Standard Life, which lost £4.5bn in the equity market in the past year, will reveal details of the bonus payments due to its executive directors in its annual report and accounts at the end of this month.
Three directors – Iain Lumsden, the chief executive, Alexander Crombie, his deputy, and Scott Bell, his former deputy – are set to share up to £1m in bonuses for 2002.
Reports over the weekend suggested that Mr Lumsden and Mr Crombie could receive up to £1m apiece more by the end of 2004.
The company said directors' bonus payments depend on the performance of the group's with-profit fund, the running costs associated with the business and its new business figures. Bonuses are calculated on a three-year rolling period and the payment for the year to November 2002 will cover the period from 1998 to 2001.

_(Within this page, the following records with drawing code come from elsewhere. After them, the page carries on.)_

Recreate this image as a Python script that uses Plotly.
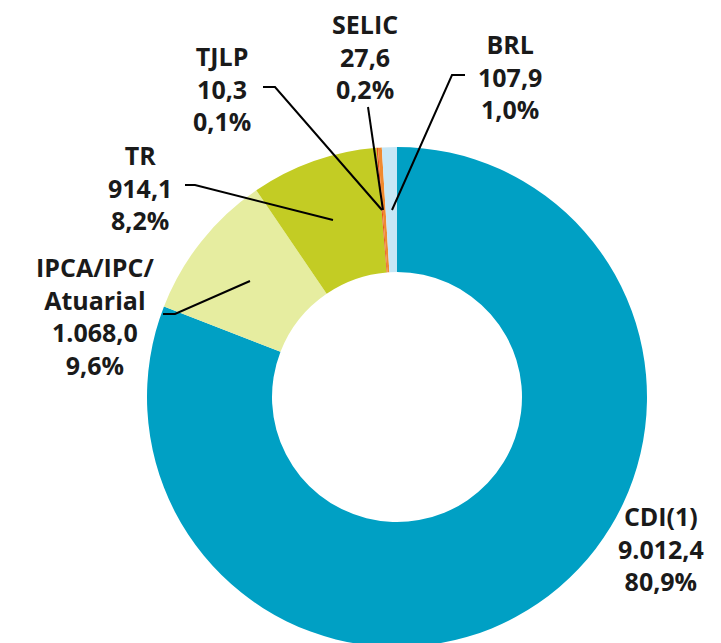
import plotly.graph_objects as go

labels = ["CDI(1)", "IPCA/IPC/<br>Atuarial", "TR", "TJLP", "SELIC", "BRL"]
values = [9012.4, 1068.0, 914.1, 10.3, 27.6, 107.9]
value_text = ["9.012,4", "1.068,0", "914,1", "10,3", "27,6", "107,9"]
pct_text = ["80,9%", "9,6%", "8,2%", "0,1%", "0,2%", "1,0%"]
colors = ["#00a0c4", "#e6eda0", "#c3cc24", "#e8501e", "#f08a30", "#c6e7f6"]

W, H = 721, 643
OFF = 8  # page body margin offset
cx, cy, R = 397 - OFF, 397 - OFF, 250

fig = go.Figure(go.Pie(
    labels=labels, values=values, sort=False, direction="clockwise",
    rotation=0, hole=0.5, textinfo="none", hoverinfo="label+value+percent",
    marker=dict(colors=colors, line=dict(width=0)),
    domain=dict(x=[(cx - R) / W, (cx + R) / W], y=[(H - cy - R) / H, (H - cy + R) / H]),
    showlegend=False,
))

def px(x, y):
    return (x - OFF) / W, 1 - (y - OFF) / H

# label positions (pixels in screenshot, text center)
label_pos = [(661, 548), (95, 316), (140, 187), (222, 88), (365, 56), (510, 76)]
for lab, vt, pt, (x, y) in zip(labels, value_text, pct_text, label_pos):
    ax, ay = px(x, y)
    fig.add_annotation(
        x=ax, y=ay, xref="paper", yref="paper",
        text=f"{lab}<br>{vt}<br>{pt}", showarrow=False, borderpad=0,
        font=dict(family="Open Sans", size=25, color="#1a1a1a", weight="bold"),
        align="center", xanchor="center", yanchor="middle",
    )

# leader lines (pixel polylines in screenshot)
leaders = [
    [(163, 314), (175, 314), (250, 281)],
    [(185, 185), (195, 185), (333, 220)],
    [(263, 87), (275, 87), (382, 210)],
    [(368, 107), (383, 210)],
    [(465, 75), (452, 75), (392, 210)],
]
for pts in leaders:
    path = "M " + " L ".join("{:.5f},{:.5f}".format(*px(a, b)) for a, b in pts)
    fig.add_shape(type="path", path=path, xref="paper", yref="paper",
                  line=dict(color="black", width=2))

fig.update_layout(width=W, height=H, margin=dict(l=0, r=0, t=0, b=0),
                  paper_bgcolor="white", plot_bgcolor="white")
fig.write_html("out.html")
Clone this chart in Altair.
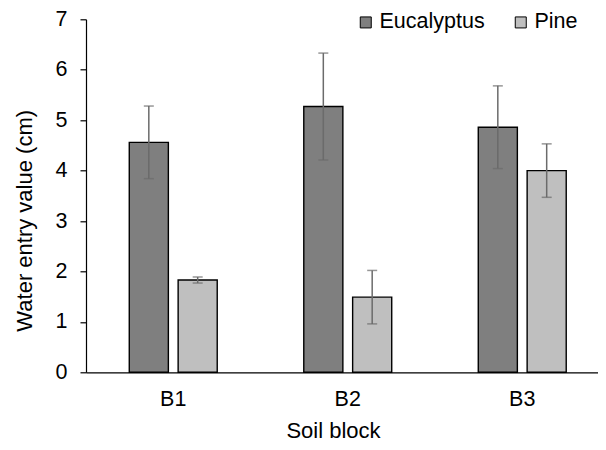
import altair as alt
import pandas as pd

blocks = ["B1", "B2", "B3"]
species = ["Eucalyptus", "Pine"]
eucalyptus_mean = [4.56, 5.27, 4.86]
eucalyptus_err = [0.72, 1.06, 0.82]
pine_mean = [1.83, 1.49, 4.00]
pine_err = [0.06, 0.53, 0.53]
colors = ["#7f7f7f", "#bfbfbf"]

rows = []
for i, b in enumerate(blocks):
    rows.append(dict(block=b, species="Eucalyptus", mean=eucalyptus_mean[i], err=eucalyptus_err[i]))
    rows.append(dict(block=b, species="Pine", mean=pine_mean[i], err=pine_err[i]))
df = pd.DataFrame(rows)
df["lo"] = df["mean"] - df["err"]
df["hi"] = df["mean"] + df["err"]

FONT = "Liberation Sans"
W, H = 512, 353
YT = "Water entry value (cm)"

xenc = alt.X(
    "block:N", sort=blocks, title="Soil block",
    scale=alt.Scale(range=[0, 523.5], paddingInner=0.496, paddingOuter=0.248),
    axis=alt.Axis(labelAngle=0, ticks=False, tickSize=0, labelFontSize=21.5,
                  labelBaseline="middle", labelPadding=27.5,
                  titleFontSize=22, titleFontWeight="normal", titleBaseline="alphabetic",
                  titleX=247, titleY=65, titleAnchor="start", titleAlign="center",
                  domainColor="#000000", domainWidth=1.2, labelColor="#000000",
                  titleColor="#000000"),
)
xoff = alt.XOffset("species:N", sort=species, scale=alt.Scale(paddingInner=0.2, paddingOuter=0))

bars = alt.Chart(df).mark_bar(stroke="#000000", strokeWidth=1.4).encode(
    x=xenc,
    xOffset=xoff,
    y=alt.Y("mean:Q", title=YT, scale=alt.Scale(domain=[0, 7], nice=False),
            axis=alt.Axis(values=list(range(8)), grid=False, tickSize=6, tickColor="#000000",
                          tickWidth=1.2, domainColor="#000000", domainWidth=1.2,
                          labelFontSize=21.5, labelPadding=13, labelColor="#000000",
                          titleFontSize=22, titleFontWeight="normal", titleColor="#000000",
                          titleX=-62, titleY=201, titleAngle=270, titleBaseline="middle",
                          titleAlign="center")),
    color=alt.Color("species:N", sort=species,
                    scale=alt.Scale(domain=species, range=colors),
                    legend=alt.Legend(title=None, orient="none", legendX=269, legendY=-8,
                                      direction="horizontal", symbolType="square",
                                      symbolSize=121, symbolStrokeColor="#000000",
                                      symbolStrokeWidth=1, labelFontSize=21.5,
                                      labelColor="#000000", labelOffset=3,
                                      columnPadding=25, padding=0, symbolOpacity=1)),
)

rule = alt.Chart(df).mark_rule(color="#6b6b6b", strokeWidth=1.5).encode(
    x=xenc, xOffset=xoff,
    y=alt.Y("lo:Q", title=YT), y2="hi:Q",
)
cap_hi = alt.Chart(df).mark_tick(color="#6b6b6b", thickness=1.5, size=10, orient="horizontal").encode(
    x=xenc, xOffset=xoff, y=alt.Y("hi:Q", title=YT),
)
cap_lo = alt.Chart(df).mark_tick(color="#6b6b6b", thickness=1.5, size=10, orient="horizontal").encode(
    x=xenc, xOffset=xoff, y=alt.Y("lo:Q", title=YT),
)

chart = alt.layer(bars, rule, cap_hi, cap_lo).properties(
    width=W, height=H,
    autosize=alt.AutoSizeParams(type="none"),
    padding={"left": 78, "top": 11.3, "right": 0, "bottom": 69.7},
).configure(font=FONT).configure_view(stroke=None)

chart.save("out.html", embed_options={"renderer": "svg", "actions": False})
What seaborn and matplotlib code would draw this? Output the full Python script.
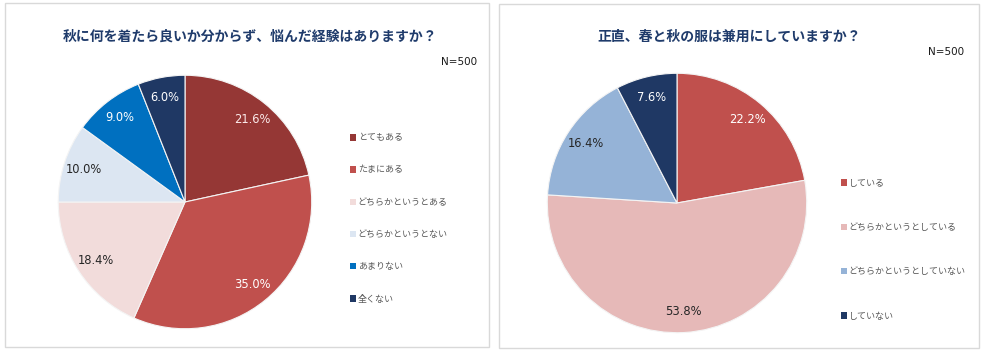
import numpy as np
import seaborn as sns
import matplotlib.pyplot as plt
from matplotlib.patches import Rectangle

# left chart
q1_title = '秋に何を着たら良いか分からず、悩んだ経験はありますか？'
q1_labels = ['とてもある', 'たまにある', 'どちらかというとある', 'どちらかというとない', 'あまりない', '全くない']
q1_values = [21.6, 35.0, 18.4, 10.0, 9.0, 6.0]
q1_colors = ['#953735', '#C0504D', '#F2DCDB', '#DCE6F2', '#0070C0', '#1F3864']
q1_text = ['#FBEAEA', 'white', '#262626', '#262626', 'white', 'white']

# right chart
q2_title = '正直、春と秋の服は兼用にしていますか？'
q2_labels = ['している', 'どちらかというとしている', 'どちらかというとしていない', 'していない']
q2_values = [22.2, 53.8, 16.4, 7.6]
q2_colors = ['#C0504D', '#E6B9B8', '#95B3D7', '#1F3864']
q2_text = ['white', '#262626', '#262626', 'white']

n_label = 'N=500'

sns.set_theme(style='white')
plt.rcParams['font.family'] = ['Noto Sans CJK JP', 'DejaVu Sans']

W, H = 982, 353
fig = plt.figure(figsize=(W / 100, H / 100), dpi=100)
fig.patch.set_facecolor('white')


def px(x, y, w=0, h=0):
    # pixel box (from top-left) -> figure fraction
    return [x / W, 1 - (y + h) / H, w / W, h / H]


def draw_panel(box, center, r, values, colors, txtcolors, labels, title, title_xy,
               n_xy, leg_x, leg_y, leg_space):
    b = px(*box)
    fig.patches.append(Rectangle((b[0], b[1]), b[2], b[3], transform=fig.transFigure,
                                 fill=False, edgecolor='#D9D9D9', linewidth=1.0))
    ax = fig.add_axes(px(center[0] - r, center[1] - r, 2 * r, 2 * r))
    wedges, texts, autotexts = ax.pie(
        values, colors=colors, startangle=90, counterclock=False,
        autopct='%.1f%%', pctdistance=0.84,
        wedgeprops=dict(edgecolor='#F4F4F4', linewidth=0.8),
        textprops=dict(fontsize=8.3, family=['DejaVu Sans']))
    for t, c in zip(autotexts, txtcolors):
        t.set_color(c)
    ax.set_xlim(-1.01, 1.01)
    ax.set_ylim(-1.01, 1.01)
    ax.axis('off')

    fig.text(title_xy[0] / W, 1 - title_xy[1] / H, title, ha='center', va='center',
             fontsize=10, fontweight='bold', color='#1F3B6B')
    fig.text(n_xy[0] / W, 1 - n_xy[1] / H, n_label, ha='right', va='center',
             fontsize=7.5, family=['DejaVu Sans'], color='#1A1A1A')

    leg = fig.legend(wedges, labels, loc='upper left',
                     bbox_to_anchor=(leg_x / W, 1 - leg_y / H),
                     frameon=False, fontsize=6.5, handlelength=0.7, handleheight=0.7,
                     handletextpad=0.2, labelspacing=leg_space, borderpad=0,
                     labelcolor='#595959')
    for h in leg.legend_handles:
        h.set_edgecolor('none')


draw_panel((5, 3, 484, 344), (185, 202), 128, q1_values, q1_colors, q1_text, q1_labels,
           q1_title, (250, 37), (477, 62), 345, 129, 2.57)
draw_panel((499, 4, 480, 344), (677, 203), 131, q2_values, q2_colors, q2_text, q2_labels,
           q2_title, (729, 37), (964, 52), 836, 174, 3.92)

fig.savefig('out.png', dpi=100, facecolor='white')
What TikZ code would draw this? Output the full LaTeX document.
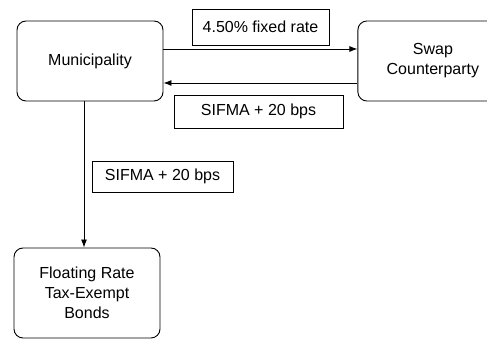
\documentclass[tikz,border=0pt]{standalone}
\usepackage{fontspec}
\setmainfont{Liberation Sans}
\usepackage{tikz}
\usetikzlibrary{arrows,arrows.meta,positioning,calc}

\begin{document}
\begin{tikzpicture}[
    x=1pt, y=1pt,
    >={Latex[length=8pt,width=6pt]},
    every node/.style={font=\fontsize{16}{20}\selectfont},
    party/.style={draw, line width=0.9pt, rounded corners=9pt,
                  minimum width=146pt, minimum height=80pt,
                  align=center, inner sep=0pt},
    flowlabel/.style={draw, line width=0.7pt, align=center,
                      inner sep=0pt},
    flow/.style={->, line width=0.9pt},
]
\useasboundingbox (0,0) rectangle (487,339);

% --- Parties ---
\node[party] (muni) at (90,278) {Municipality};
\node[party, minimum width=150pt, right=194pt of muni] (swap)
    {Swap\\Counterparty};
\node[party, minimum height=90pt] (bonds) at (87,46)
    {Floating Rate\\Tax-Exempt\\Bonds};

% --- Payment labels ---
\node[flowlabel, minimum width=137pt, minimum height=36pt] (fixed)
    at (260.5,312) {4.50\% fixed rate};
\node[flowlabel, minimum width=169pt, minimum height=33pt] (sifmaswap)
    at (258.5,227.5) {SIFMA + 20 bps};
\node[flowlabel, minimum width=141pt, minimum height=31pt] (sifmabond)
    at (162.5,162.5) {SIFMA + 20 bps};

% --- Arrows ---
\draw[flow] ([yshift=12pt]muni.east) -- ([yshift=12pt]muni.east -| swap.west);
\draw[flow] ([yshift=-22pt]swap.west) -- ([yshift=-22pt]swap.west -| muni.east);
\draw[flow] ([xshift=-6pt]muni.south) -- ([xshift=-6pt]muni.south |- bonds.north);

\end{tikzpicture}
\end{document}
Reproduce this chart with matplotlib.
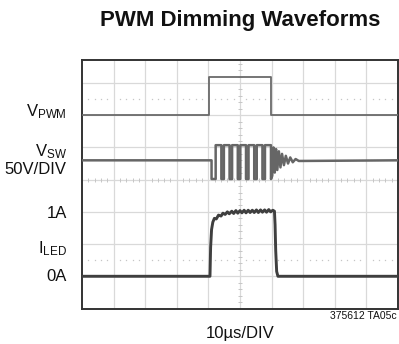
import matplotlib
matplotlib.use("Agg")
import matplotlib.pyplot as plt
from matplotlib import font_manager
import numpy as np

# ---------------- data (time in µs, level in screen divisions) ----------------
pwm_t = [0, 40.2, 40.2, 59.8, 59.8, 100]
pwm_v = [6.0, 6.0, 7.2, 7.2, 6.0, 6.0]

sw_baseline = 4.6
sw_high = 5.07
sw_low = 4.02
sw_edges = [41.0, 42.3, 44.1, 44.9, 46.7, 47.5, 49.3, 50.1, 51.9, 52.7,
            54.5, 55.3, 57.1, 57.9, 59.8]
ring_t = [60.2, 60.6, 61.0, 61.4, 61.8, 62.3, 62.8, 63.3, 63.9, 64.5,
          65.2, 65.9, 66.7, 67.6, 68.6, 100]
ring_v = [4.12, 5.00, 4.22, 4.95, 4.30, 4.88, 4.38, 4.80, 4.45, 4.74,
          4.50, 4.69, 4.54, 4.64, 4.58, 4.60]

iled_t = [0, 40.5, 40.7, 41.0, 41.4, 41.9, 42.5, 43.2, 44.0, 44.6, 45.3, 46.0,
          46.6, 47.4, 48.0, 48.7, 49.3, 50.0, 50.6, 51.3, 51.9, 52.6, 53.2,
          53.9, 54.5, 55.2, 55.8, 56.5, 57.1, 57.8, 58.4, 59.1, 59.7, 60.4,
          60.9, 61.1, 61.3, 61.6, 62.0, 100]
iled_v = [1.0, 1.0, 1.9, 2.45, 2.68, 2.80, 2.78, 2.90, 2.87, 2.96, 2.92, 3.0,
          2.94, 3.02, 2.95, 3.04, 2.96, 3.04, 2.97, 3.05, 2.97, 3.05, 2.98,
          3.05, 2.98, 3.06, 2.98, 3.06, 2.99, 3.06, 2.99, 3.07, 3.0, 3.05,
          3.02, 2.6, 1.8, 1.15, 1.0, 1.0]

labels = [("V$_{PWM}$", 6.12), ("V$_{SW}$", 4.88), ("50V/DIV", 4.32),
          ("1A", 2.95), ("I$_{LED}$", 1.85), ("0A", 1.0)]
title = "PWM Dimming Waveforms"
xlabel = "10µs/DIV"
code = "375612 TA05c"

# ---------------- fonts ----------------
names = {f.name for f in font_manager.fontManager.ttflist}
narrow = "Liberation Sans Narrow" if "Liberation Sans Narrow" in names else "Liberation Sans"
plt.rcParams["font.family"] = [narrow, "DejaVu Sans"]
plt.rcParams["mathtext.fontset"] = "custom"
plt.rcParams["mathtext.rm"] = narrow
plt.rcParams["mathtext.it"] = narrow
plt.rcParams["mathtext.default"] = "regular"

# ---------------- figure ----------------
W, H = 399, 344
fig = plt.figure(figsize=(W / 100, H / 100), dpi=100)
ax = fig.add_axes([82 / W, (H - 308.5) / H, (398 - 82) / W, (308.5 - 59.5) / H])
ax.set_xlim(0, 100)
ax.set_ylim(0, 7.73)
ax.set_xticks([])
ax.set_yticks([])
for s in ax.spines.values():
    s.set_color("#333333")
    s.set_linewidth(1.4)

grid_c = "#d9d9d9"
for gx in range(10, 100, 10):
    ax.axvline(gx, color=grid_c, lw=0.9, zorder=1)
for gy in range(1, 8):
    ax.axhline(gy, color=grid_c, lw=0.9, zorder=1)

dot_c = "#c6c6c6"
dx = [x for x in np.arange(2, 100, 2) if x % 10 != 0]
for yy in (6.5, 1.5):
    ax.plot(dx, [yy] * len(dx), ls="none", marker="s", ms=0.9, mew=0,
            color=dot_c, zorder=1)
ax.plot(dx, [4.0] * len(dx), ls="none", marker="|", ms=2.5, mew=0.7,
        color=dot_c, zorder=1)
dy = [y for y in np.arange(0.2, 7.73, 0.2) if abs(y - round(y)) > 0.05]
ax.plot([50] * len(dy), dy, ls="none", marker="_", ms=2.5, mew=0.7,
        color=dot_c, zorder=1)

# PWM trace
ax.plot(pwm_t, pwm_v, color="#6a6a6a", lw=1.3, zorder=3)

# switch node trace
sw_t = [0, sw_edges[0]]
sw_v = [sw_baseline, sw_baseline]
level = sw_low
for e in sw_edges:
    sw_t += [e, e]
    sw_v += [sw_v[-1], level]
    level = sw_high if level == sw_low else sw_low
sw_t += ring_t
sw_v += ring_v
ax.plot(sw_t, sw_v, color="#666666", lw=1.8, zorder=3)

# LED current
ax.plot(iled_t, iled_v, color="#3f3f3f", lw=2.1, zorder=3)

# labels
for txt, yy in labels:
    ax.text(-4.8, yy, txt, ha="right", va="center", fontsize=12,
            color="#111111", clip_on=False)

fig.text(240 / W, 1 - 26 / H, title, ha="center", va="baseline",
         fontsize=16, fontweight="bold", color="#111111")
fig.text(240 / W, 1 - 338 / H, xlabel, ha="center", va="baseline",
         fontsize=12, color="#111111")
fig.text(397 / W, 1 - 319 / H, code, ha="right", va="baseline",
         fontsize=7.5, color="#111111")

fig.savefig("out.png", dpi=100)
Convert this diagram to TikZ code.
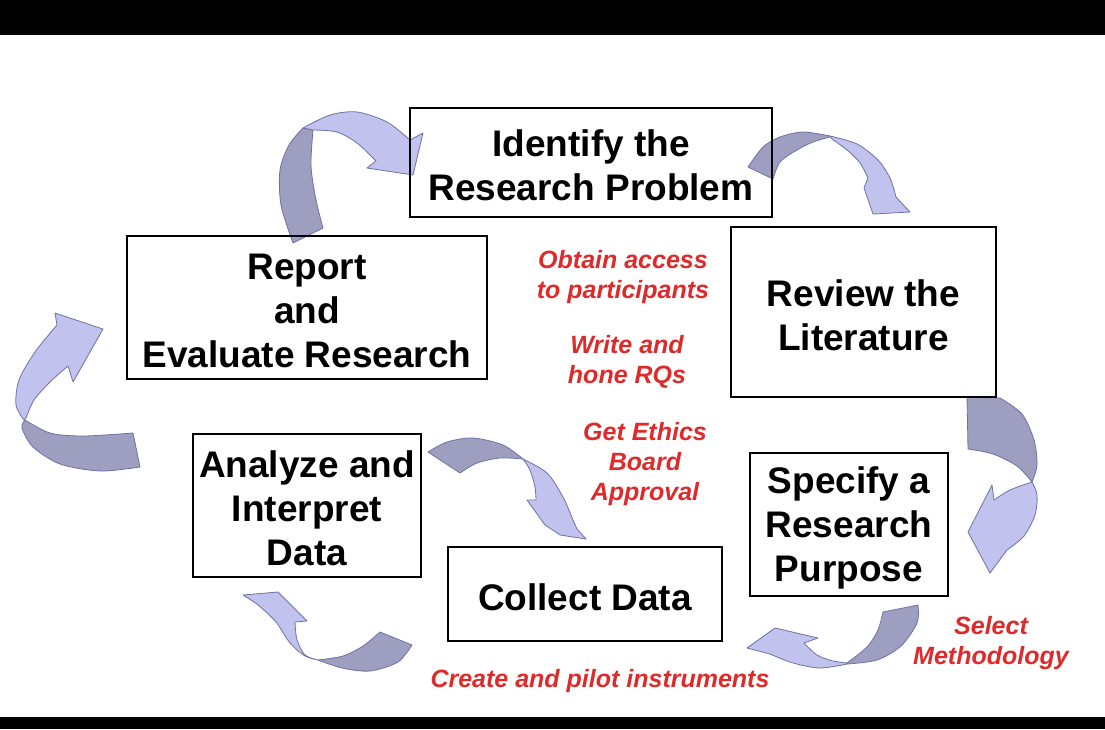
\documentclass[tikz,border=0pt]{standalone}
\usepackage{fontspec}
\setmainfont{Liberation Sans}
\definecolor{notered}{RGB}{222,42,42}
\definecolor{arrline}{RGB}{112,112,165}
\definecolor{adarkc}{RGB}{158,158,192}
\definecolor{alightc}{RGB}{194,194,238}
\begin{document}
\begin{tikzpicture}[x=1pt,y=-1pt,
  box/.style={draw=black, line width=2.8pt, inner sep=0pt},
  boxtext/.style={inner sep=0pt, align=center, yshift=-3pt,
    font=\bfseries\fontsize{37}{44}\selectfont},
  note/.style={text=notered, align=center, inner sep=0pt,
    font=\bfseries\itshape\fontsize{25}{30}\selectfont},
  adark/.style={draw=arrline, line width=0.8pt, fill=adarkc, line join=round},
  alight/.style={draw=arrline, line width=0.8pt, fill=alightc, line join=round}]
\useasboundingbox (0,0) rectangle (1105,729);
\fill[white] (0,0) rectangle (1105,729);
\fill[black] (0,0) rectangle (1105,35);
\fill[black] (0,717) rectangle (1105,729);

% arrow 1: Report -> Identify
\path[adark] plot[smooth] coordinates {(293,243)(281,205)(280,170)(289,145)(303,128)}
  -- plot[smooth] coordinates {(313,130)(311,166)(316,200)(323,228)} -- cycle;
\path[alight] plot[smooth] coordinates {(303,128)(330,115)(357,112)(387,122)(410,140)}
  -- (423,133) -- (413,175) -- (367,168) -- (376,161)
  -- plot[smooth] coordinates {(376,161)(357,143)(337,132)(313,130)} -- cycle;

% arrow 2: Identify -> Review
\path[adark] plot[smooth] coordinates {(748,167)(763,147)(780,137)(803,132)(830,136)}
  -- plot[smooth] coordinates {(830,137)(813,142)(797,150)(780,162)(773,179)} -- cycle;
\path[alight] plot[smooth] coordinates {(830,136)(857,144)(878,160)(890,178)(896,197)}
  -- (910,212) -- (873,214) -- (864,188) -- (868,178)
  -- plot[smooth] coordinates {(868,178)(860,163)(847,150)(832,139)} -- cycle;

% arrow 3: Review -> Specify
\path[adark] (967,397) -- (1000,398)
  -- plot[smooth] coordinates {(1000,398)(1022,414)(1034,440)(1037,465)(1032,482)}
  -- plot[smooth] coordinates {(1032,482)(1017,466)(993,454)(968,449)} -- cycle;
\path[alight] plot[smooth] coordinates {(1032,482)(1037,495)(1035,515)(1024,536)(1007,550)}
  -- (990,573) -- (968,532) -- (992,485) -- (994,500)
  -- plot[smooth] coordinates {(994,500)(1010,490)(1032,482)} -- cycle;

% arrow 4: Specify -> Collect
\path[adark] (883,612) -- (918,605)
  -- plot[smooth] coordinates {(918,605)(917,623)(901,646)(877,660)(847,664)}
  -- plot[smooth] coordinates {(847,663)(867,647)(878,630)(883,612)} -- cycle;
\path[alight] plot[smooth] coordinates {(847,664)(820,668)(793,663)(770,654)}
  -- (747,648) -- (775,628) -- (818,638) -- (804,643)
  -- plot[smooth] coordinates {(804,643)(817,655)(833,661)(847,663)} -- cycle;

% arrow 5: Collect -> Analyze
\path[adark] (380,632) -- (412,645)
  -- plot[smooth] coordinates {(412,645)(398,662)(370,671)(342,668)(318,660)}
  -- plot[smooth] coordinates {(318,660)(343,656)(363,646)(380,632)} -- cycle;
\path[alight] plot[smooth] coordinates {(318,660)(305,655)(297,640)(295,622)}
  -- (307,621) -- (278,592) -- (243,595)
  -- plot[smooth] coordinates {(243,595)(258,605)(276,622)(290,643)(305,656)(318,660)} -- cycle;

% arrow 6: Analyze -> Report (left)
\path[adark] plot[smooth] coordinates {(25,420)(50,433)(83,436)(133,433)}
  -- (140,467)
  -- plot[smooth] coordinates {(140,467)(100,471)(60,464)(33,447)(22,428)(25,420)} -- cycle;
\path[alight] plot[smooth] coordinates {(24,420)(16,405)(19,380)(35,352)(57,325)}
  -- (55,313) -- (103,329) -- (73,382) -- (68,366)
  -- plot[smooth] coordinates {(68,366)(50,382)(34,400)(26,418)} -- cycle;

% arrow 7: Analyze -> Collect (middle)
\path[adark] plot[smooth] coordinates {(428,452)(447,442)(473,438)(503,445)(523,459)}
  -- plot[smooth] coordinates {(523,459)(500,458)(477,463)(460,473)} -- cycle;
\path[alight] plot[smooth] coordinates {(523,459)(547,473)(563,497)(573,520)(577,529)}
  -- (586,539) -- (560,535) -- (545,525) -- (527,500) -- (536,500)
  -- plot[smooth] coordinates {(536,500)(535,487)(530,470)(523,459)} -- cycle;

% boxes
\node[box, minimum width=362, minimum height=109,
  label={[boxtext]center:{Identify the\\Research Problem}}] (identify) at (591,162.5) {};
\node[box, minimum width=265, minimum height=170,
  label={[boxtext]center:{Review the\\Literature}}] (review) at (863.5,312) {};
\node[box, minimum width=360, minimum height=143,
  label={[boxtext]center:{Report\\and\\Evaluate Research}}] (report) at (307,307.5) {};
\node[box, minimum width=228, minimum height=143,
  label={[boxtext]center:{Analyze and\\Interpret\\Data}}] (analyze) at (307,505.5) {};
\node[box, minimum width=274, minimum height=94,
  label={[boxtext]center:{Collect Data}}] (collect) at (585,594) {};
\node[box, minimum width=198, minimum height=143,
  label={[boxtext]center:{Specify a\\Research\\Purpose}}] (specify) at (849,524.5) {};

% red notes
\node[note] (access) at (623,277) {Obtain access\\to participants};
\node[note] (rqs) at (627,362) {Write and\\hone RQs};
\node[note] (ethics) at (645,464) {Get Ethics\\Board\\Approval};
\node[note] (pilot) at (600,681) {Create and pilot instruments};
\node[note] (method) at (991,643) {Select\\Methodology};
\end{tikzpicture}
\end{document}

Since January 2001, the bear market has wiped around £10bn off Standard Life's with-profits fund. Its heavy investment losses have forced the group to cut payouts for its 2.1 million with-profits policyholders by an average of 15 per cent. Since October, when the group last reviewed its payouts, the value of a 25-year pension policy maturing today has crashed to £500,414 from £586,959.
Standard Life faces a capital crunch from the costs of financing high volumes of new business and from guarantees worth more than £1bn that it must pay out to a third of its with-profits policies. A spokes-woman said reports that the group may be forced to sell its loss-making banking arm, Standard Life Bank, were "rubbish".